Overview for engineers and executives who own the streaming P&L

If video is a core line of business, transcoding costs shape margin, feature velocity, and even codec policy. The attached paper, ‘AWS Sanity Check,’ makes a bold claim that deserves attention: relying on general-purpose AWS infrastructure for transcoding creates a flawed cost model that erodes operating margin.

The paper puts it plainly through David Ronca’s warning, “There are two types of companies in the video business. Those that are using video processing ASICs… and those that will.”

This article translates the paper’s findings into an action plan. It is written for VPs of Engineering, Heads of Video, CTOs, and finance partners who need a clear cost and architecture path that they can validate quickly and easily. Expect direct comparisons, concrete numbers, and step-by-step guidance to pilot a more effective approach.

Key conclusions:

1. Hyperscalers have already moved off CPUs for large‑scale video, using custom silicon that delivers order‑of‑magnitude gains in throughput and efficiency. The paper cites Google’s Argos chip, which offers “20 to 33x” throughput compared to optimized CPUs, and Meta’s MSVP, which provides a “9x to 50x” uplift, demonstrating that generic servers are the wrong tool for this job.
2. AWS imposes three compounding costs on video: opaque pricing for MediaConvert, premium yet underwhelming accelerators, and expensive egress. The paper labels these as taxes on transparency, inertia, and success.
3. A like‑for‑like TCO comparison shows VPU‑accelerated instances cut per‑stream transcoding costs by two to four times, and egress from VPU‑enabled clouds is eighteen times cheaper. Tables on pages 8 to 10 show the math.
4. Operators that switched to VPU‑based servers reported large OPEX reductions, including one case of “$8.6 million annual OPEX savings” after an 80 percent reduction in server count and energy.
5. You can validate the claims in approximately a month with a parallel pilot, without requiring a rip-and-replace approach. The paper outlines a four-step plan that aligns neatly with common workflows.

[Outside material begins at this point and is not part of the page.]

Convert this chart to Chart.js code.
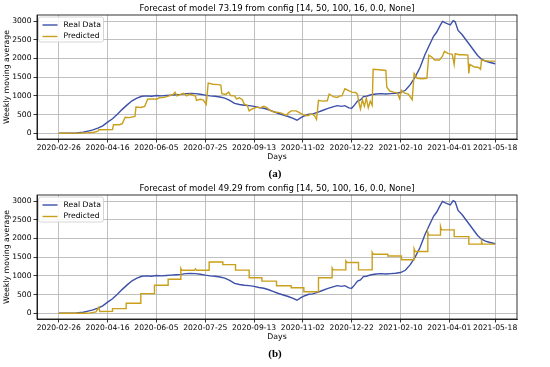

Now, let’s review eight key findings from the paper that reveal where the money goes when you are using AWS, along with a blueprint for testing and adopting a VPU-first model.

Finding 1: Specialized Video Silicon Is the New Baseline at Scale

When workloads are repetitive, parallel, and bound by tight real‑time constraints, generic CPUs fall short. Video encoding checks all three boxes. That is why the largest platforms built chips instead of buying more servers.

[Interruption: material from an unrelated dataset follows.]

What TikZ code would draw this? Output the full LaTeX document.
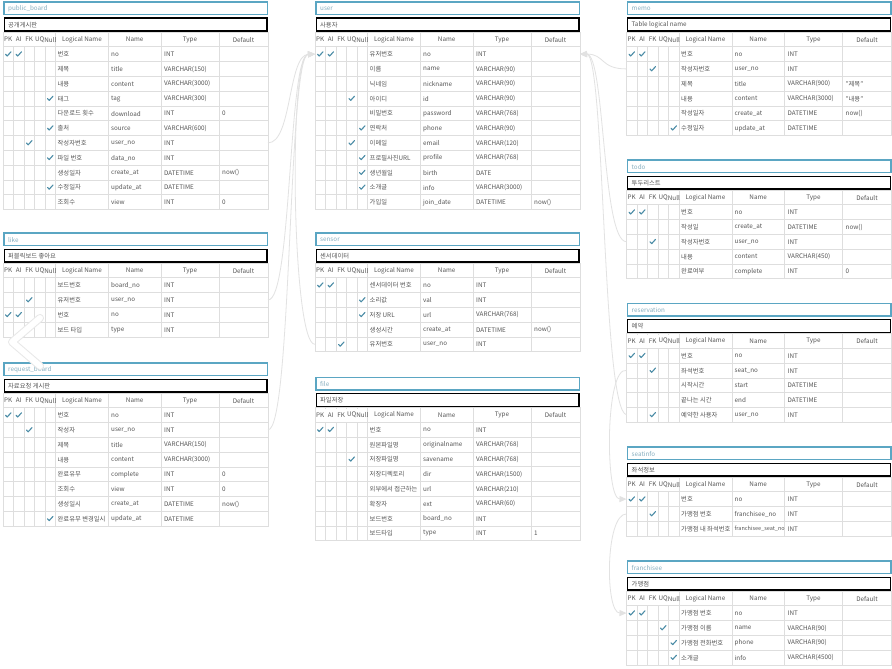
\documentclass[tikz,border=0pt]{standalone}
\usepackage{fontspec}
\setmainfont{Noto Sans CJK KR}
\usetikzlibrary{arrows.meta}
\definecolor{tealb}{HTML}{5BA6C3}
\definecolor{ttl}{HTML}{86AEBF}
\definecolor{chkc}{HTML}{4B8CA6}
\definecolor{gridc}{HTML}{DEDEDE}
\definecolor{txt}{HTML}{555555}
\definecolor{connc}{HTML}{E2E2E2}
\tikzset{
  tbar/.style={draw=tealb,line width=1.5pt,fill=white},
  sbar/.style={draw=black,line width=1.4pt,fill=white},
  ttext/.style={anchor=west,inner sep=0pt,text=ttl,font=\fontsize{6.3}{7}\selectfont},
  stext/.style={anchor=west,inner sep=0pt,text=txt,font=\fontsize{6.3}{7}\selectfont},
  hd/.style={inner sep=0pt,text=txt,font=\fontsize{6.3}{7}\selectfont},
  cell/.style={anchor=west,inner sep=0pt,text=txt,font=\fontsize{6.3}{7}\selectfont},
  gridl/.style={draw=gridc,line width=0.6pt},
  chk/.style={draw=chkc,line width=1.1pt,line cap=round,line join=round},
  conn/.style={draw=connc,line width=0.8pt,-{Triangle[length=7pt,width=6pt,fill=connc]}},
}
% table: id, left x, top y, title, subtitle, rows
\newcommand\tbl[6]{%
  \def\TID{#1}\def\TX{#2}\def\TY{#3}%
  \pgfmathsetmacro\tbot{#3+44.7+#6*14.8}%
  \fill[white] ({#2},{#3+30}) rectangle ({#2+265},\tbot);
  \draw[tbar] ({#2+0.75},{#3}) rectangle ({#2+264.25},{#3+12.5});
  \node[ttext] (#1-title) at ({#2+5},{#3+6.6}) {#4};
  \draw[sbar] ({#2+1.2},{#3+16.2}) rectangle ({#2+263.8},{#3+29});
  \node[stext] (#1-sub) at ({#2+5},{#3+22.8}) {#5};
  \draw[gridl] ({#2},{#3+30}) rectangle ({#2+265},\tbot);
  \foreach \c in {10.3,21,31.5,42,52.3,105.5,158,216}{\draw[gridl] ({#2+\c},{#3+30}) -- ({#2+\c},\tbot);}
  \foreach \r in {1,...,#6}{\draw[gridl] ({#2},{#3+44.7+(\r-1)*14.8}) -- ({#2+265},{#3+44.7+(\r-1)*14.8});}
  \fill[white] ({#2+0.5},{#3+31}) rectangle ({#2+52},{#3+44.2});
  \node[hd] (#1-hpk) at ({#2+5.2},{#3+37.6}) {PK};
  \node[hd] (#1-hai) at ({#2+15.7},{#3+37.6}) {AI};
  \node[hd] (#1-hfk) at ({#2+26.2},{#3+37.6}) {FK};
  \node[hd] (#1-huq) at ({#2+36.7},{#3+37.6}) {UQ};
  \node[hd] (#1-hnl) at ({#2+47.4},{#3+37.6}) {Null};
  \node[hd] (#1-hln) at ({#2+78.9},{#3+37.6}) {Logical Name};
  \node[hd] (#1-hnm) at ({#2+131.7},{#3+37.6}) {Name};
  \node[hd] (#1-hty) at ({#2+187},{#3+37.6}) {Type};
  \node[hd] (#1-hdf) at ({#2+240.5},{#3+37.6}) {Default};
}
% row: index, checks, logical, name, type, default
\newcommand\rw[6]{%
  \pgfmathsetmacro\ry{\TY+44.7+(#1-0.5)*14.8}%
  \coordinate (\TID-#1-L) at (\TX,\ry);
  \coordinate (\TID-#1-R) at ({\TX+265},\ry);
  \foreach \c in {#2}{\ifnum\c>0
    \pgfmathsetmacro\cx{\TX+5.2+(\c-1)*10.5}%
    \draw[chk] ({\cx-2.7},{\ry+0.1}) -- ({\cx-1},{\ry+1.9}) -- ({\cx+2.8},{\ry-2.3});
  \fi}
  \begin{scope}\clip ({\TX+52.3},{\ry-7}) rectangle ({\TX+105.3},{\ry+7});
    \node[cell] (\TID-#1-l) at ({\TX+54.5},{\ry+0.3}) {#3};\end{scope}
  \begin{scope}\clip ({\TX+105.5},{\ry-7}) rectangle ({\TX+157.8},{\ry+7});
    \node[cell] (\TID-#1-n) at ({\TX+108},{\ry+0.3}) {#4};\end{scope}
  \node[cell] (\TID-#1-t) at ({\TX+161},{\ry+0.3}) {#5};
  \node[cell] (\TID-#1-d) at ({\TX+219},{\ry+0.3}) {#6};
}
\begin{document}
\begin{tikzpicture}[x=1pt,y=-1pt]
\useasboundingbox[fill=white] (0,0) rectangle (892,669);

% public_board
\tbl{pb}{3}{2}{public\_board}{공개게시판}{11}
\rw{1}{1,2}{번호}{no}{INT}{}
\rw{2}{0}{제목}{title}{VARCHAR(150)}{}
\rw{3}{0}{내용}{content}{VARCHAR(3000)}{}
\rw{4}{5}{태그}{tag}{VARCHAR(300)}{}
\rw{5}{0}{다운로드 횟수}{download}{INT}{0}
\rw{6}{5}{출처}{source}{VARCHAR(600)}{}
\rw{7}{3}{작성자번호}{user\_no}{INT}{}
\rw{8}{5}{파일 번호}{data\_no}{INT}{}
\rw{9}{0}{생성일자}{create\_at}{DATETIME}{now()}
\rw{10}{5}{수정일자}{update\_at}{DATETIME}{}
\rw{11}{0}{조회수}{view}{INT}{0}

% like
\tbl{lk}{3}{233}{like}{퍼블릭보드 좋아요}{4}
\rw{1}{0}{보드번호}{board\_no}{INT}{}
\rw{2}{3}{유저번호}{user\_no}{INT}{}
\rw{3}{1,2}{번호}{no}{INT}{}
\rw{4}{0}{보드 타입}{type}{INT}{}

% request_board
\tbl{rb}{3}{363}{request\_board}{자료요청 게시판}{8}
\rw{1}{1,2}{번호}{no}{INT}{}
\rw{2}{3}{작성자}{user\_no}{INT}{}
\rw{3}{0}{제목}{title}{VARCHAR(150)}{}
\rw{4}{0}{내용}{content}{VARCHAR(3000)}{}
\rw{5}{0}{완료유무}{complete}{INT}{0}
\rw{6}{0}{조회수}{view}{INT}{0}
\rw{7}{0}{생성일시}{create\_at}{DATETIME}{now()}
\rw{8}{5}{완료유무 변경일시}{update\_at}{DATETIME}{}

% user
\tbl{us}{315}{2}{user}{사용자}{11}
\rw{1}{1,2}{유저번호}{no}{INT}{}
\rw{2}{0}{이름}{name}{VARCHAR(90)}{}
\rw{3}{0}{닉네임}{nickname}{VARCHAR(90)}{}
\rw{4}{4}{아이디}{id}{VARCHAR(90)}{}
\rw{5}{0}{비밀번호}{password}{VARCHAR(768)}{}
\rw{6}{5}{연락처}{phone}{VARCHAR(90)}{}
\rw{7}{4}{이메일}{email}{VARCHAR(120)}{}
\rw{8}{5}{프로필사진URL}{profile}{VARCHAR(768)}{}
\rw{9}{5}{생년월일}{birth}{DATE}{}
\rw{10}{5}{소개글}{info}{VARCHAR(3000)}{}
\rw{11}{0}{가입일}{join\_date}{DATETIME}{now()}

% sensor
\tbl{se}{315}{233}{sensor}{센서데이터}{5}
\rw{1}{1,2}{센서데이터 번호}{no}{INT}{}
\rw{2}{5}{소리값}{val}{INT}{}
\rw{3}{5}{저장 URL}{url}{VARCHAR(768)}{}
\rw{4}{0}{생성시간}{create\_at}{DATETIME}{now()}
\rw{5}{3}{유저번호}{user\_no}{INT}{}

% file
\tbl{fi}{315}{377.5}{file}{파일저장}{8}
\rw{1}{1,2}{번호}{no}{INT}{}
\rw{2}{0}{원본파일명}{originalname}{VARCHAR(768)}{}
\rw{3}{4}{저장파일명}{savename}{VARCHAR(768)}{}
\rw{4}{0}{저장디렉토리}{dir}{VARCHAR(1500)}{}
\rw{5}{0}{외부에서 접근하는}{url}{VARCHAR(210)}{}
\rw{6}{0}{확장자}{ext}{VARCHAR(60)}{}
\rw{7}{0}{보드번호}{board\_no}{INT}{}
\rw{8}{0}{보드타입}{type}{INT}{1}

% memo
\tbl{me}{626.5}{2}{memo}{Table logical name}{6}
\rw{1}{1,2}{번호}{no}{INT}{}
\rw{2}{3}{작성자번호}{user\_no}{INT}{}
\rw{3}{0}{제목}{title}{VARCHAR(900)}{"제목"}
\rw{4}{0}{내용}{content}{VARCHAR(3000)}{"내용"}
\rw{5}{0}{작성일자}{create\_at}{DATETIME}{now()}
\rw{6}{5}{수정일자}{update\_at}{DATETIME}{}

% todo
\tbl{td}{626.5}{160}{todo}{투두리스트}{5}
\rw{1}{1,2}{번호}{no}{INT}{}
\rw{2}{0}{작성일}{create\_at}{DATETIME}{now()}
\rw{3}{3}{작성자번호}{user\_no}{INT}{}
\rw{4}{0}{내용}{content}{VARCHAR(450)}{}
\rw{5}{0}{완료여부}{complete}{INT}{0}

% reservation
\tbl{re}{626.5}{303.5}{reservation}{예약}{5}
\rw{1}{1,2}{번호}{no}{INT}{}
\rw{2}{3}{좌석번호}{seat\_no}{INT}{}
\rw{3}{0}{시작시간}{start}{DATETIME}{}
\rw{4}{0}{끝나는 시간}{end}{DATETIME}{}
\rw{5}{3}{예약한 사용자}{user\_no}{INT}{}

% seatinfo
\tbl{si}{626.5}{447}{seatinfo}{좌석정보}{3}
\rw{1}{1,2}{번호}{no}{INT}{}
\rw{2}{3}{가맹점 번호}{franchisee\_no}{INT}{}
\rw{3}{0}{가맹점 내 좌석번호}{{\fontsize{5.5}{6}\selectfont franchisee\_seat\_no}}{INT}{}

% franchisee
\tbl{fr}{626.5}{561}{franchisee}{가맹점}{4}
\rw{1}{1,2}{가맹점 번호}{no}{INT}{}
\rw{2}{4}{가맹점 이름}{name}{VARCHAR(90)}{}
\rw{3}{5}{가맹점 전화번호}{phone}{VARCHAR(90)}{}
\rw{4}{5}{소개글}{info}{VARCHAR(4500)}{}

% connectors
\draw[conn] (pb-7-R) .. controls (292,143) and (288,55) .. (us-1-L);
\draw[conn] (lk-2-R) .. controls (292,301) and (288,55) .. (us-1-L);
\draw[conn] (rb-2-R) .. controls (292,430) and (288,55) .. (us-1-L);
\draw[conn] (se-5-L) .. controls (292,346) and (288,55) .. (us-1-L);
\draw[conn] (me-2-L) .. controls (600,69) and (605,54) .. (us-1-R);
\draw[conn] (td-3-L) .. controls (602,242) and (605,54) .. (us-1-R);
\draw[conn] (re-5-L) .. controls (602,410) and (605,54) .. (us-1-R);
\draw[conn] (re-2-L) .. controls (605,366) and (605,499) .. (si-1-L);
\draw[conn] (si-2-L) .. controls (605,514) and (605,613) .. (fr-1-L);

% chevron overlay
\draw[line width=8pt,gray!18,line cap=round,line join=round] (40,318) -- (12,342) -- (40,366);
\draw[line width=6pt,white,line cap=round,line join=round] (40,318) -- (12,342) -- (40,366);
\end{tikzpicture}
\end{document}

The paper provides two anchor points:

• Google Argos (YouTube). Encoding 4Kp60 H.264 on CPUs would have required “an estimated 7.2 million Intel Skylake cores,” and “over 33 million cores” for VP9. Google built Argos and measured “20 to 33x” throughput vs. its optimized CPU system.
• Meta MSVP. Across Facebook and Instagram scale, MSVP delivers a “9x increase in throughput for H.264 and a 50x increase for VP9,” with modules consuming about “10 watts.”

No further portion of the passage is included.